A computer bus is characterised by the amount of information that can be transmitted at once. This amount, expressed in bits, corresponds to the width of the bus, i.e. the number of physical lines over which data is sent simultaneously. A 32-wire ribbon cable can transmit 32 bits in parallel. The term "width" is used to refer to the number of bits that a bus can transmit at once.
Additionally, the bus speed is also defined by its frequency (expressed in Hertz), the number of data packets sent or received per second. Each time that data is sent or received is called a cycle.
This way, it is possible to find the maximum transfer speed of the bus, the amount of data which it can transport per unit of time, by multiplying its width by its frequency.

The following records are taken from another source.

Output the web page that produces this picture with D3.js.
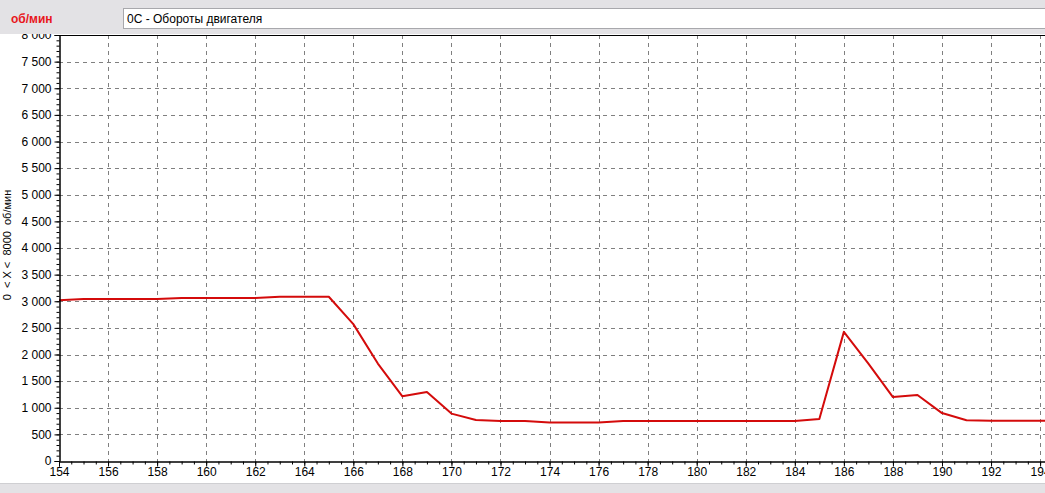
<!DOCTYPE html>
<html><head><meta charset="utf-8">
<script src="https://cdn.jsdelivr.net/npm/d3@7"></script>
<style>
html,body{margin:0;padding:0;background:#fff;}
svg{display:block;}
text{font-family:"Liberation Sans","DejaVu Sans",sans-serif;}
</style></head>
<body><svg id="c" width="1045" height="493"></svg>
<script>
const xValues = [154,155,156,157,158,159,160,161,162,163,164,165,166,167,168,169,170,171,172,173,174,175,176,177,178,179,180,181,182,183,184,185,186,187,188,189,190,191,192,193,194,194.2];
const rpmValues = [3020,3040,3040,3040,3040,3060,3060,3060,3060,3085,3085,3085,2570,1830,1215,1295,890,770,750,750,725,725,725,750,750,750,750,750,750,750,750,790,2425,1830,1200,1240,900,765,755,755,755,755];
const xTicks = d3.range(154,195,2);
const yTicks = d3.range(0,8001,500);
const unitLabel = "об/мин";
const channelTitle = "0C - Обороты двигателя";
const yAxisTitle = "0  < X <  8000  об/мин";

const svg = d3.select("#c");
const W=1045,H=493;
const m={left:59,right:0,top:35,bottom:32};
const x = d3.scaleLinear().domain([154,194.2]).range([m.left, W]);
const y = d3.scaleLinear().domain([0,8000]).range([H-m.bottom, m.top]);
const fmt = v => d3.format(",")(v).replace(/,/g," ");

// grid
const g = svg.append("g");
g.selectAll(".vg").data(xTicks.filter(d=>d>154)).join("line")
 .attr("x1",d=>Math.round(x(d))+0.5).attr("x2",d=>Math.round(x(d))+0.5)
 .attr("y1",m.top).attr("y2",H-m.bottom)
 .attr("stroke","#808080").attr("stroke-dasharray","4,4");
g.selectAll(".hg").data(yTicks.filter(d=>d>0&&d<8000)).join("line")
 .attr("y1",d=>Math.round(y(d))+0.5).attr("y2",d=>Math.round(y(d))+0.5)
 .attr("x1",m.left).attr("x2",W)
 .attr("stroke","#808080").attr("stroke-dasharray","4,4");

// line
svg.append("path").datum(xValues.map((d,i)=>[d,rpmValues[i]]))
 .attr("fill","none").attr("stroke","#d40b0b").attr("stroke-width",2)
 .attr("stroke-linejoin","round")
 .attr("d",d3.line().x(d=>x(d[0])).y(d=>y(d[1])));

// y axis minor ticks
const yAx = svg.append("g").attr("transform",`translate(${m.left+0.5},0)`);
yAx.call(d3.axisLeft(y).tickValues(d3.range(0,8001,100)).tickSize(3).tickFormat(""));
yAx.append("g").call(d3.axisLeft(y).tickValues(yTicks).tickSize(5).tickFormat(fmt));
yAx.selectAll("path.domain").attr("stroke","#000");
yAx.selectAll("text").attr("font-size","12px").attr("fill","#000").attr("x",-8);
yAx.selectAll("line").attr("stroke","#000");

// x axis
const xAx = svg.append("g").attr("transform",`translate(0,${H-m.bottom+0.5})`);
xAx.call(d3.axisBottom(x).tickValues(d3.range(154,194.3,0.5)).tickSize(3).tickFormat(""));
xAx.append("g").call(d3.axisBottom(x).tickValues(xTicks).tickSize(5).tickFormat(d3.format("d")));
xAx.selectAll("path.domain").attr("stroke","#000");
xAx.selectAll("line").attr("stroke","#000");
xAx.selectAll("text").attr("font-size","12px").attr("fill","#000").attr("y",6);

// top border of plot
svg.append("line").attr("x1",m.left).attr("x2",W).attr("y1",m.top+0.5).attr("y2",m.top+0.5).attr("stroke","#000");

// header band
svg.append("rect").attr("x",0).attr("y",0).attr("width",W).attr("height",34).attr("fill","#e3e2e5");
svg.append("rect").attr("x",123.5).attr("y",8.5).attr("width",W).attr("height",20).attr("fill","#fff").attr("stroke","#a8a8ac");
svg.append("text").attr("x",11).attr("y",23).attr("fill","#e8161c").attr("font-weight","bold").attr("font-size","12px").text(unitLabel);
svg.append("text").attr("x",127).attr("y",23).attr("fill","#000").attr("font-size","12px").text(channelTitle);

// bottom band
svg.append("rect").attr("x",0).attr("y",484).attr("width",W).attr("height",9).attr("fill","#e3e2e5");
svg.append("line").attr("x1",0).attr("x2",W).attr("y1",483.5).attr("y2",483.5).attr("stroke","#cfcfd2");

// y title
svg.append("text").attr("transform","translate(11,245) rotate(-90)").attr("text-anchor","middle")
 .attr("font-size","11px").attr("fill","#000").attr("xml:space","preserve").style("white-space","pre").text(yAxisTitle);
</script></body></html>
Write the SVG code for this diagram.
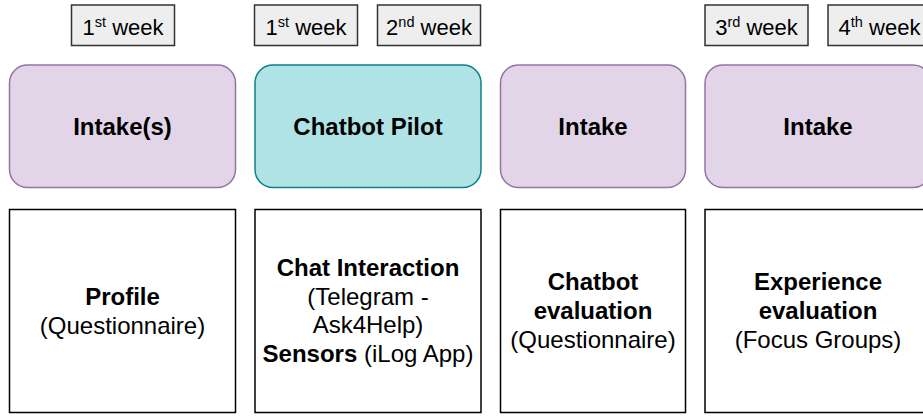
<svg xmlns="http://www.w3.org/2000/svg" width="923" height="416" viewBox="0 0 923 416">
  <style>
    .wk { fill: #eeeeee; stroke: #333333; stroke-width: 1.5; }
    .intake { fill: #e1d5e7; stroke: #9673a6; stroke-width: 1.5; }
    .pilot { fill: #b0e3e6; stroke: #0e8088; stroke-width: 1.5; }
    .body { fill: #ffffff; stroke: #000000; stroke-width: 1.5; }
    text { font-family: "Liberation Sans", Arial, Helvetica, sans-serif; fill: #000000; text-anchor: middle; }
    .wt { font-size: 22px; }
    .sup { font-size: 14.5px; }
    .t { font-size: 24px; font-weight: bold; }
    .b { font-size: 24px; }
    .bold { font-weight: bold; }
  </style>
  <rect width="923" height="416" fill="#ffffff"/>

  <g id="week-1a">
    <rect class="wk" x="71.5" y="5" width="103" height="40.5"/>
    <text class="wt" x="123" y="34.5">1<tspan class="sup" dy="-8">st</tspan><tspan dy="8"> week</tspan></text>
  </g>
  <g id="week-1b">
    <rect class="wk" x="254.5" y="5" width="103" height="40.5"/>
    <text class="wt" x="306" y="34.5">1<tspan class="sup" dy="-8">st</tspan><tspan dy="8"> week</tspan></text>
  </g>
  <g id="week-2">
    <rect class="wk" x="377.5" y="5" width="103" height="40.5"/>
    <text class="wt" x="429" y="34.5">2<tspan class="sup" dy="-8">nd</tspan><tspan dy="8"> week</tspan></text>
  </g>
  <g id="week-3">
    <rect class="wk" x="705" y="5" width="103" height="40.5"/>
    <text class="wt" x="756.5" y="34.5">3<tspan class="sup" dy="-8">rd</tspan><tspan dy="8"> week</tspan></text>
  </g>
  <g id="week-4">
    <rect class="wk" x="828" y="5" width="103" height="40.5"/>
    <text class="wt" x="879.5" y="34.5">4<tspan class="sup" dy="-8">th</tspan><tspan dy="8"> week</tspan></text>
  </g>

  <g id="phase-intakes">
    <rect class="intake" x="9.5" y="65" width="226" height="122.5" rx="18" ry="18"/>
    <text class="t" x="122.5" y="135">Intake(s)</text>
  </g>
  <g id="phase-pilot">
    <rect class="pilot" x="255" y="65" width="226" height="122.5" rx="18" ry="18"/>
    <text class="t" x="368" y="135">Chatbot Pilot</text>
  </g>
  <g id="phase-intake-2">
    <rect class="intake" x="500.5" y="65" width="185" height="122.5" rx="18" ry="18"/>
    <text class="t" x="593" y="135">Intake</text>
  </g>
  <g id="phase-intake-3">
    <rect class="intake" x="705" y="65" width="226" height="122.5" rx="18" ry="18"/>
    <text class="t" x="818" y="135">Intake</text>
  </g>

  <g id="detail-profile">
    <rect class="body" x="9.5" y="209.5" width="226" height="203"/>
    <text class="b" x="122.5" y="305"><tspan class="bold">Profile</tspan></text>
    <text class="b" x="122.5" y="334">(Questionnaire)</text>
  </g>
  <g id="detail-chat">
    <rect class="body" x="255" y="209.5" width="226" height="203"/>
    <text class="b" x="368" y="276"><tspan class="bold">Chat Interaction</tspan></text>
    <text class="b" x="368" y="304.5">(Telegram -</text>
    <text class="b" x="368" y="333">Ask4Help)</text>
    <text class="b" x="368" y="361.5"><tspan class="bold">Sensors</tspan> (iLog App)</text>
  </g>
  <g id="detail-chatbot-eval">
    <rect class="body" x="500.5" y="209.5" width="185" height="203"/>
    <text class="b" x="593" y="290"><tspan class="bold">Chatbot</tspan></text>
    <text class="b" x="593" y="319"><tspan class="bold">evaluation</tspan></text>
    <text class="b" x="593" y="348">(Questionnaire)</text>
  </g>
  <g id="detail-experience-eval">
    <rect class="body" x="705" y="209.5" width="226" height="203"/>
    <text class="b" x="818" y="290"><tspan class="bold">Experience</tspan></text>
    <text class="b" x="818" y="319"><tspan class="bold">evaluation</tspan></text>
    <text class="b" x="818" y="348">(Focus Groups)</text>
  </g>

  <g id="connectors"></g>
</svg>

A bus with a width of 16 bits and a frequency of 133 MHz, therefore, has a transfer speed equal to: 16 * 133*10^6 = 2128*10^6 bit/s.

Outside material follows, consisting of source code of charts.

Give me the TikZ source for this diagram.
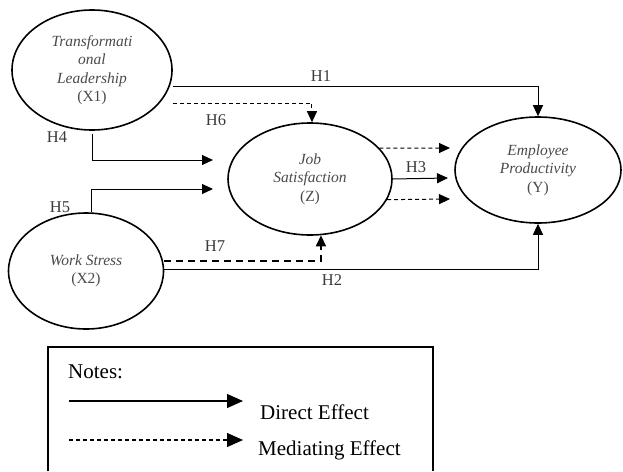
\documentclass[tikz,border=0pt]{standalone}
\usepackage{fontspec}
\setmainfont{Liberation Serif}
\usetikzlibrary{shapes.geometric,arrows.meta}
\definecolor{labelgray}{HTML}{3A3A3A}
\definecolor{textgray}{HTML}{4A4A4A}

\begin{document}
\begin{tikzpicture}[x=1pt,y=-1pt,
    construct/.style={ellipse,draw,line width=1.6pt,inner sep=0pt,align=center,text=textgray,font=\fontsize{15.5}{18.5}\selectfont},
    direct/.style={line width=1pt,-{Triangle[length=11pt,width=10pt]}},
    mediating/.style={direct,dash pattern=on 4pt off 3pt},
    hyp/.style={text=labelgray,font=\fontsize{16.5}{19}\selectfont,inner sep=0pt},
    legendtext/.style={anchor=west,inner sep=0pt,font=\fontsize{21}{24}\selectfont}]
  \useasboundingbox (0,0) rectangle (623,471);

  \node[construct,minimum width=160pt,minimum height=120pt] (x1) at (92,70) {\textit{Transformati}\\\textit{onal}\\\textit{Leadership}\\(X1)};
  \node[construct,minimum width=155pt,minimum height=116pt] (x2) at (86,271) {\textit{Work Stress}\\(X2)};
  \node[construct,minimum width=164pt,minimum height=112pt] (z) at (310,179) {\textit{Job}\\\textit{Satisfaction}\\(Z)};
  \node[construct,minimum width=166pt,minimum height=106pt] (y) at (538,170) {\textit{Employee}\\\textit{Productivity}\\(Y)};

  \coordinate (h4end) at (213,160);
  \coordinate (h5end) at (213,189);
  \coordinate (h3end) at (448,178);
  \coordinate (zyup) at (450,148);
  \coordinate (zydown) at (450,199);

  \draw[direct] ([yshift=-16pt]x1.east) -| (y.north);
  \draw[mediating] ([yshift=-33pt]x1.east) -| (z.88);
  \draw[direct] ([yshift=-3pt]x1.south) |- (h4end);
  \draw[direct] ([xshift=5pt]x2.north) |- (h5end);
  \draw[mediating,line width=1.5pt,dash pattern=on 7pt off 5pt] ([yshift=10pt]x2.east) -| (z.-79);
  \draw[direct] ([yshift=2pt]x2.east) -| (y.south);
  \draw[direct] (z.east) -- (h3end);
  \draw[mediating] (z.24) -- (zyup);
  \draw[mediating] (z.-15) -- (zydown);

  \node[hyp] (h1) at (321,76) {H1};
  \node[hyp] (h2) at (332,280) {H2};
  \node[hyp] (h3) at (416,167) {H3};
  \node[hyp] (h4) at (57,137) {H4};
  \node[hyp] (h5) at (60,207) {H5};
  \node[hyp] (h6) at (216,120) {H6};
  \node[hyp] (h7) at (215,246) {H7};

  \draw[line width=1.6pt] (48,471) -- (48,347) -- (433,347) -- (433,471);
  \node[legendtext] (notes) at (68,372) {Notes:};
  \coordinate (ds) at (69,401);
  \coordinate (de) at (243,401);
  \coordinate (ms) at (69,440);
  \coordinate (me) at (243,440);
  \draw[line width=1.3pt,-{Triangle[length=16pt,width=14pt]}] (ds) -- (de);
  \draw[line width=1.1pt,dash pattern=on 4pt off 3pt,-{Triangle[length=16pt,width=14pt]}] (ms) -- (me);
  \node[legendtext] (directlbl) at (260,412) {Direct Effect};
  \node[legendtext] (medlbl) at (258,450) {Mediating Effect};
\end{tikzpicture}
\end{document}
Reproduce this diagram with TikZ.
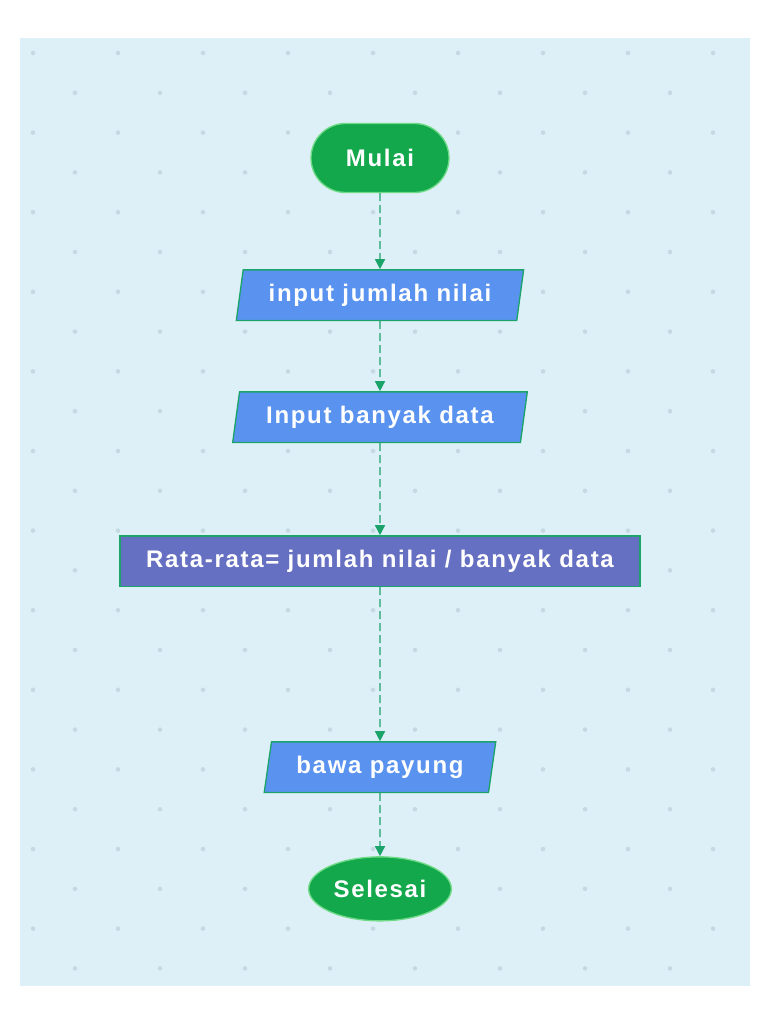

Also if I understand correctly, a signal/data transmitted in a computer bus is actually an electrical current with its electricity frequency. The power supply unit on the power chord for a computer is a AC->DC converter, so is the electricity frequency zero in computer buses?
I wonder if the bus frequency and the electricity current frequency are the same concept? If not, how are they related?
Also if I understand correctly, cables such as USB cables and Ethernet cables are also computer buses. So the above questions are asked for them too.